Moreover, the pivot comes at a time when traditional finance giants like BlackRock and JPMorgan are exploring their own private blockchains, not public L2s. If Base wants to be the bridge, it must offer lower costs, faster settlement, and better privacy than a permissioned chain. The OP Stack offers none of those out of the box. The pivot may attract a short-term bump from Coinbase faithful, but long-term, it could be a strategic dead end. Standardization is the silent killer of alpha. Base is standardizing itself into a competitor without a moat.
Another contrarian thought: the handover of applications to Coinbase may actually reduce Base’s user growth. Previously, independent developers could build social apps on Base and leverage Coinbase’s user base via smart wallets. Now, those developers have to go through Coinbase’s approval process. Many will migrate to Arbitrum or Optimism, where they can retain autonomy. The network effect that social was supposed to create evaporates.
Takeaway: Actionable Levels and Forward-Looking Judgment
The next six months are critical. I will be tracking three on-chain signals: - RWA TVL on Base as a percentage of total TVL. If it crosses 15% (from ~3% today), the pivot is gaining traction. - Coinbase App integration: Monitor whether the app allows direct access to DeFi protocols without a third-party wallet. If yes, retail inflow will spike. - Institutional announcements: One major bank or asset manager deploying a tokenized fund on Base would validate the thesis. Absent that, the pivot is just repositioning.

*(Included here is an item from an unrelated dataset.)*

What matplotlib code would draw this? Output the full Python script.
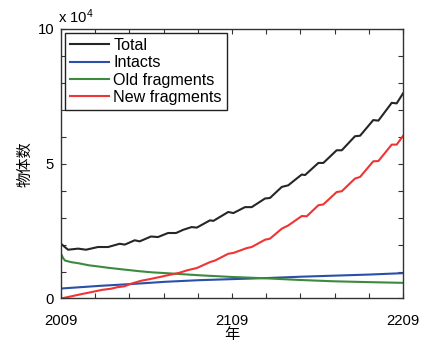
import numpy as np
import matplotlib
matplotlib.use("Agg")
import matplotlib.pyplot as plt

plt.rcParams['font.family'] = ['Liberation Sans', 'Noto Sans CJK SC', 'DejaVu Sans']
plt.rcParams['mathtext.default'] = 'regular'

# values in units of 10^4 objects
total_year = [2009, 2013.1, 2019, 2023.6, 2030.6, 2036.5, 2043.3, 2046.3, 2052.1, 2055,
              2061.6, 2065.7, 2071.6, 2076.3, 2080.5, 2085.4, 2088.4, 2096.1, 2098.1,
              2106.8, 2109.8, 2116.6, 2120.5, 2128.3, 2131.2, 2138.1, 2141.9, 2145.8,
              2149.8, 2151.7, 2159.5, 2162.4, 2170.2, 2173.2, 2180.9, 2183.9, 2191.6,
              2194.6, 2202.4, 2205.3, 2209]
total_val = [2.03, 1.81, 1.85, 1.81, 1.91, 1.91, 2.03, 2.00, 2.16, 2.12,
             2.30, 2.28, 2.43, 2.43, 2.55, 2.65, 2.63, 2.90, 2.88,
             3.21, 3.17, 3.39, 3.39, 3.71, 3.73, 4.14, 4.20, 4.40,
             4.60, 4.58, 5.03, 5.03, 5.50, 5.50, 6.02, 6.04, 6.62,
             6.60, 7.26, 7.24, 7.61]

intact_year = [2009, 2032, 2051, 2070, 2090, 2110, 2130, 2150, 2170, 2190, 2209]
intact_val = [0.37, 0.47, 0.54, 0.62, 0.68, 0.72, 0.76, 0.81, 0.85, 0.89, 0.94]

old_year = [2009, 2010.2, 2011.3, 2014.8, 2019, 2025.4, 2030.6, 2036.5, 2046.4, 2055.2,
            2062.2, 2070.4, 2090.3, 2108.4, 2128.3, 2147.6, 2167.5, 2186.8, 2209]
old_val = [1.66, 1.50, 1.41, 1.35, 1.31, 1.23, 1.19, 1.14, 1.07, 1.01,
           0.97, 0.94, 0.86, 0.80, 0.75, 0.69, 0.64, 0.61, 0.58]

new_year = [2009, 2015, 2020, 2027, 2033, 2038, 2042, 2046, 2050, 2056, 2061, 2067,
            2072, 2078, 2083, 2086.4, 2088.4, 2096.1, 2099.1, 2106.8, 2109.8, 2117.6,
            2120.5, 2128.3, 2131.2, 2138.1, 2141.9, 2149.8, 2152.7, 2159.5, 2162.4,
            2170.2, 2173.2, 2180.9, 2183.9, 2191.6, 2194.6, 2202.4, 2205.3, 2209]
new_val = [0.0, 0.08, 0.15, 0.24, 0.32, 0.36, 0.42, 0.45, 0.55, 0.66, 0.72, 0.80,
           0.87, 0.95, 1.05, 1.10, 1.13, 1.35, 1.41, 1.66, 1.69, 1.87,
           1.91, 2.18, 2.22, 2.59, 2.71, 3.06, 3.05, 3.46, 3.49,
           3.95, 3.98, 4.45, 4.51, 5.09, 5.10, 5.71, 5.71, 6.03]

fig = plt.figure(figsize=(4.34, 3.44), dpi=100)
ax = fig.add_axes([0.1406, 0.1323, 0.788, 0.7834])

ax.plot(total_year, total_val, color='#262626', lw=1.5, label='Total')
ax.plot(intact_year, intact_val, color='#2b4fa8', lw=1.5, label='Intacts')
ax.plot(old_year, old_val, color='#3b8a3e', lw=1.5, label='Old fragments')
ax.plot(new_year, new_val, color='#f03434', lw=1.5, label='New fragments')

ax.set_xlim(2009, 2209)
ax.set_ylim(0, 10)
ax.set_xticks([2009, 2109, 2209])
ax.set_xticks(np.arange(2009, 2210, 20), minor=True)
ax.set_yticks([0, 5, 10])
ax.set_yticks(np.arange(0, 11, 1), minor=True)
ax.tick_params(which='both', direction='in', top=True, right=True, length=3.5,
               width=0.8, color='#333333', labelsize=10.7)
ax.tick_params(axis='x', which='major', pad=11)
ax.tick_params(axis='y', which='major', pad=5)
for s in ax.spines.values():
    s.set_color('#333333')
    s.set_linewidth(1.0)

ax.text(-0.01, 1.012, 'x 10$^4$', transform=ax.transAxes, fontsize=10.7,
        ha='left', va='bottom')
ax.set_ylabel('物体数', fontsize=11, labelpad=4)
ax.set_xlabel('年', fontsize=11, labelpad=0)

leg = ax.legend(loc='upper left', fontsize=11.6, frameon=True, fancybox=False,
                borderaxespad=0.25, borderpad=0.3, labelspacing=0.15,
                handlelength=2.4, handletextpad=0.3)
leg.get_frame().set_edgecolor('#222222')
leg.get_frame().set_linewidth(1.0)
leg.get_frame().set_alpha(1)

fig.savefig('out.png', dpi=100)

My actionable recommendation: If you are a DeFi strategist, do not reallocate capital to Base-based strategies until you see at least two of the above signals. The risk of a failed pivot is higher than the potential early mover advantage. The market will reward execution, not announcements.
Set your alerts. Watch the order flow. Base’s ledger is about to capture a new chapter – or a cautionary tale.